Reduced trap density and mitigating the interfacial losses by placing 2D dichalcogenide material at perovskite/HTM interface in a dopant free perovskite solar cells

Abstract

Abstract Solution-processed photovoltaics employing perovskite as light harvester are the next generation future energy source owing to its low manufacturing cost and potential to achieve high power conversion efficiency. Significant emphasis has been laid on the performance-related investigations, however the long-term instability under operational conditions and device reproducibility obstruct its potential commercial endeavour. Herein, by tweaking the energy level alignment between the hole-transport layer and perovskite, by the placement of a 2D-MoS2 interlayer, we demonstrate suppressed interfacial charge accumulation, fast charge extraction, and subsequently improved photovoltaic performances.
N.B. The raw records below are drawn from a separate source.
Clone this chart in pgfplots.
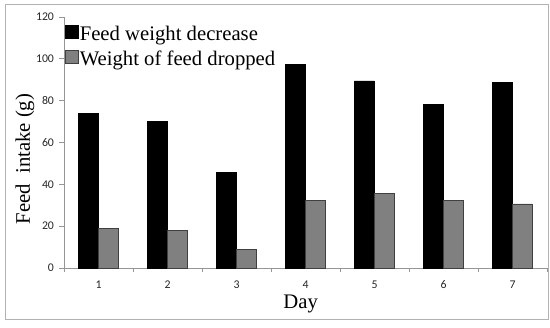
\documentclass[border=0pt]{standalone}
\usepackage{fontspec}
\setmainfont{Liberation Serif}
\newfontfamily\tickfont{Carlito}
\usepackage{pgfplots}
\pgfplotsset{compat=1.18}
\definecolor{bargray}{RGB}{128,128,128}
\definecolor{axgray}{RGB}{150,150,150}
\begin{document}
\begin{tikzpicture}
\path[use as bounding box] (0,0) rectangle (550pt,328pt);
\draw[black!30, line width=1pt] (5pt,8pt) rectangle (548pt,323pt);
\begin{axis}[
  at={(64pt,60pt)}, anchor=south west,
  width=483pt, height=251pt, scale only axis,
  xmin=0.5, xmax=7.5, ymin=0, ymax=120,
  enlargelimits=false, clip=false,
  ybar=0pt, bar width=20pt,
  axis x line*=bottom, axis y line*=left,
  axis line style={axgray, line width=0.8pt, -},
  xtick={1,...,7}, minor xtick={0.5,1.5,...,7.5},
  ytick={0,20,...,120},
  tick align=outside,
  major x tick style={draw=none},
  tick style={axgray, line width=0.8pt},
  major tick length=4.5pt, minor tick length=4pt,
  ticklabel style={font=\tickfont\fontsize{11.8}{13}\selectfont, black!85},
  xticklabel style={yshift=-5pt},
  yticklabel style={xshift=-2pt},
  /pgf/number format/assume math mode=true,
  xlabel={Day},
  xlabel style={at={(rel axis cs:0.49,-0.1434)}, anchor=center, font=\fontsize{20.7}{24}\selectfont},
  ylabel={Feed\ \ intake (g)},
  ylabel style={at={(rel axis cs:-0.0807,0.434)}, anchor=center, font=\fontsize{20.7}{24}\selectfont},
  legend style={at={(rel axis cs:0,1)}, anchor=north west, yshift=-7pt, xshift=0.5pt,
    draw=none, fill=none, font=\fontsize{20.7}{24}\selectfont,
    inner sep=0pt, row sep=6pt, nodes={inner sep=1.5pt}},
  legend cell align=left,
  legend image code/.code={\draw[#1] (0pt,-5pt) rectangle (13pt,8pt);},
]
\addplot[fill=black, draw=black] coordinates {(1,74) (2,70.1) (3,45.7) (4,97.2) (5,89.5) (6,78.2) (7,88.6)};
\addplot[fill=bargray, draw=black!75, line width=0.6pt] coordinates {(1,18.9) (2,18) (3,8.7) (4,32.2) (5,35.7) (6,32.4) (7,30.6)};
\legend{Feed weight decrease, Weight of feed dropped}
\end{axis}
\end{tikzpicture}
\end{document}
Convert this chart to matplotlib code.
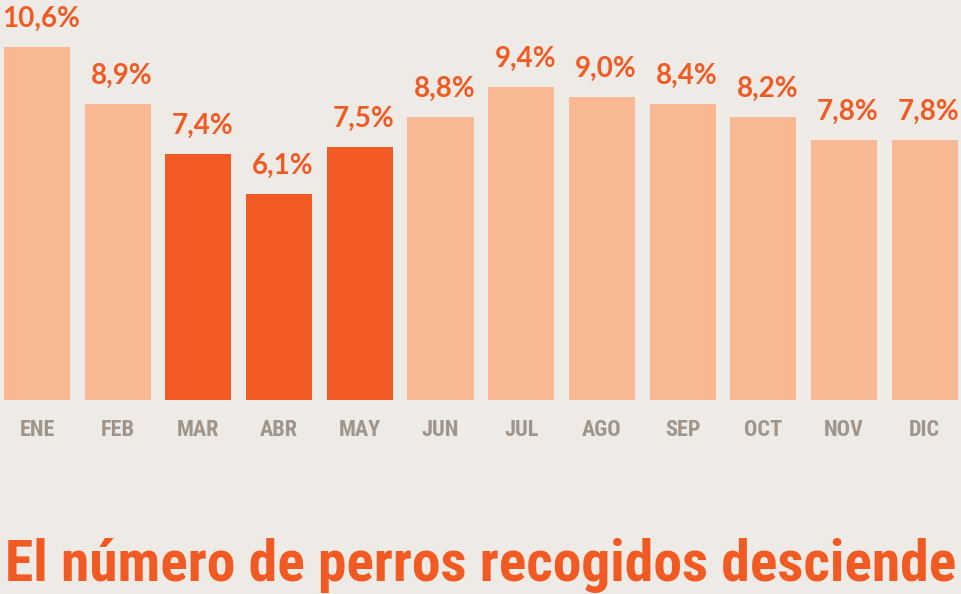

Notably, with the usage of a dopant free hole transport materials, a power conversion efficiency of 18.54% with significantly upgraded open circuit voltage (Voc) and FF was recorded. The stability measurement shows that the resulting 2D-MoS2 supported dopant-free hole selective layers exhibit notable moisture stability under ambient conditions. Our study put forward the profound experimental understanding of 2D-transition metal dichalcogenides as an agent to engineering the interface, enlightening the power conversion efficiency and lifetime of the perovskite solar cells.